Capital Market Regimes and Bank Structure in Europe

Authors


  • Ronald Shrieves received support for this project as a Research Visitor at the European Central Bank during the fall of 2005, and is also indebted the University of Tennessee Faculty Development Program for granting leave for that period. The authors are especially grateful for encouragement and comments from Philipp Hartmann, Reint Gropp, Rafael Repullo, and participants in the ECB Research Division internal seminar series. ECB librarian Jean-Paul Genot provided important assistance with the databases needed for the project. The views presented in the paper are those of the authors and do not necessarily represent the views of the ECB. The paper has also benefited from comments by Tracie Woidtke, Joe Carcello, C. Warren Neel, and other participants in the University of Tennessee Corporate Governance Center. We especially thank the editor and anonymous referees.

Abstract

We hypothesize that fundamental features that distinguish European capital markets have predictably influenced emerging national differences in bank capitalization and loan growth.

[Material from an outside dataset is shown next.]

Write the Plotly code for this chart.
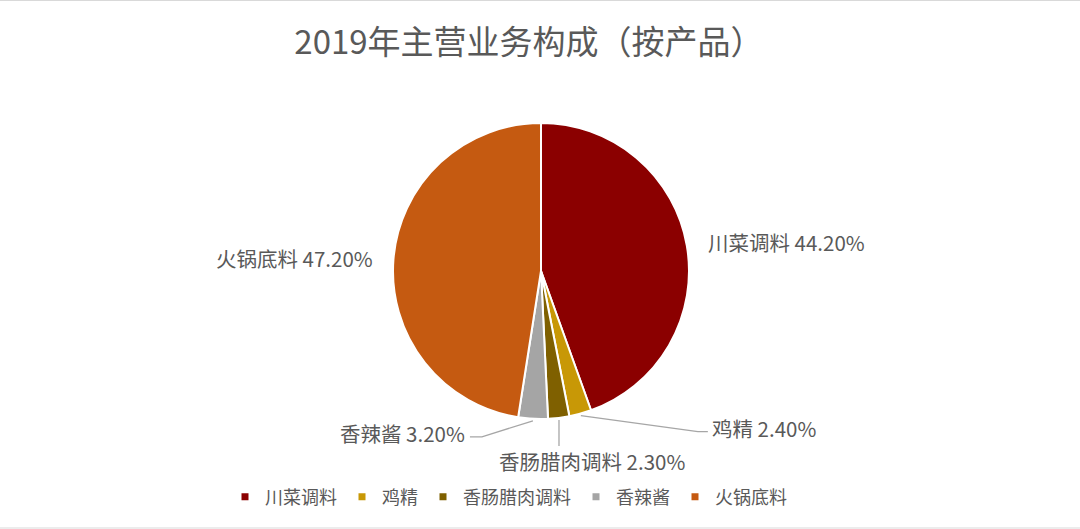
import math
import plotly.graph_objects as go

# ---- data ----
categories = ["川菜调料", "鸡精", "香肠腊肉调料", "香辣酱", "火锅底料"]
shares = [44.2, 2.4, 2.3, 3.2, 47.2]
colors = ["#8B0000", "#C89806", "#7F6000", "#A5A5A5", "#C55A11"]
title_text = "2019年主营业务构成（按产品）"

# ---- layout constants (pixels) ----
W, H = 1080, 529
CX, CY, R = 541, 271, 148
FONT = "Noto Sans CJK SC"
TXT = "#595959"
LINE = "#A6A6A6"

def px(x):
    return x / W

def py(y):
    return 1 - y / H

# label placement style per category
label_style = {
    "川菜调料": dict(kind="direct", gap=19),
    "火锅底料": dict(kind="direct", gap=19),
    "鸡精": dict(kind="leader", elbow=(117, 16), run=10, anchor="left", tdy=-4),
    "香肠腊肉调料": dict(kind="leader", elbow=(0, 26), run=0, anchor="center", tdy=15),
    "香辣酱": dict(kind="leader", elbow=(-51, 16), run=-12, anchor="right", tdy=-4),
}

total = sum(shares)
fig = go.Figure()
fig.add_trace(go.Pie(
    labels=categories, values=shares, sort=False, direction="clockwise",
    rotation=0, marker=dict(colors=colors, line=dict(color="white", width=2)),
    textinfo="none", hoverinfo="label+value", showlegend=False,
    domain=dict(x=[px(CX - R), px(CX + R)], y=[py(CY + R), py(CY - R)]),
))

# legend via dummy traces with small square markers
for c, col in zip(categories, colors):
    fig.add_trace(go.Scatter(x=[None], y=[None], mode="markers", name=c,
                             marker=dict(symbol="square", size=7, color=col),
                             showlegend=True))

shapes = []
annotations = []
cum = 0.0
for c, v in zip(categories, shares):
    mid = (cum + v / 2) / total * 360.0
    cum += v
    a = math.radians(mid)
    sx, sy = math.sin(a), -math.cos(a)
    st = label_style[c]
    text = f"{c} {v:.2f}%"
    if st["kind"] == "direct":
        rx = CX + (R + st["gap"]) * sx
        ry = CY + (R + st["gap"]) * sy
        annotations.append(dict(x=px(rx), y=py(ry), xref="paper", yref="paper",
                                text=text, showarrow=False,
                                xanchor="left" if sx >= 0 else "right", yanchor="middle",
                                font=dict(family=FONT, size=20.5, color=TXT)))
    else:
        x0 = CX + (R + 2) * sx
        y0 = CY + (R + 2) * sy
        ex, ey = x0 + st["elbow"][0], y0 + st["elbow"][1]
        fx = ex + st["run"]
        path = f"M{px(x0)},{py(y0)} L{px(ex)},{py(ey)} L{px(fx)},{py(ey)}"
        shapes.append(dict(type="path", path=path, xref="paper", yref="paper",
                           line=dict(color=LINE, width=1.3)))
        if st["anchor"] == "left":
            tx = fx + 2
        elif st["anchor"] == "right":
            tx = fx - 3
        else:
            tx = fx + 33
        annotations.append(dict(x=px(tx), y=py(ey + st["tdy"]), xref="paper", yref="paper",
                                text=text, showarrow=False, xanchor=st["anchor"],
                                yanchor="middle",
                                font=dict(family=FONT, size=20.5, color=TXT)))

# light frame lines at top and bottom
shapes.append(dict(type="line", xref="paper", yref="paper", x0=0, x1=1,
                   y0=py(0.5), y1=py(0.5), line=dict(color="#D9D9D9", width=1)))
shapes.append(dict(type="line", xref="paper", yref="paper", x0=0, x1=1,
                   y0=py(528), y1=py(528), line=dict(color="#D9D9D9", width=1)))

fig.update_layout(
    width=W, height=H, margin=dict(l=0, r=0, t=0, b=0),
    paper_bgcolor="white", plot_bgcolor="white",
    title=dict(text=title_text, x=px(529), xanchor="center", y=py(42), yanchor="middle",
               font=dict(family=FONT, size=33, color=TXT)),
    xaxis=dict(visible=False), yaxis=dict(visible=False),
    legend=dict(orientation="h", x=px(225), xanchor="left", y=py(497), yanchor="middle",
                font=dict(family=FONT, size=18, color=TXT), itemsizing="trace",
                itemwidth=30, bgcolor="rgba(0,0,0,0)"),
    shapes=shapes, annotations=annotations, showlegend=True,
)

fig.write_html("out.html")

Using bank-level data from 13 European countries, 1998 to 2004, we find evidence of positive effects of “equity-friendly” market features on bank capitalization and positive effects of both “equity-friendly” and “credit-friendly” market features on loan growth. The findings are strongest in small banks and in banks with cooperative charters. Our results suggest that ongoing and prospective integration of European banking markets is mitigated by relatively static features of the equity and credit markets on which banks rely.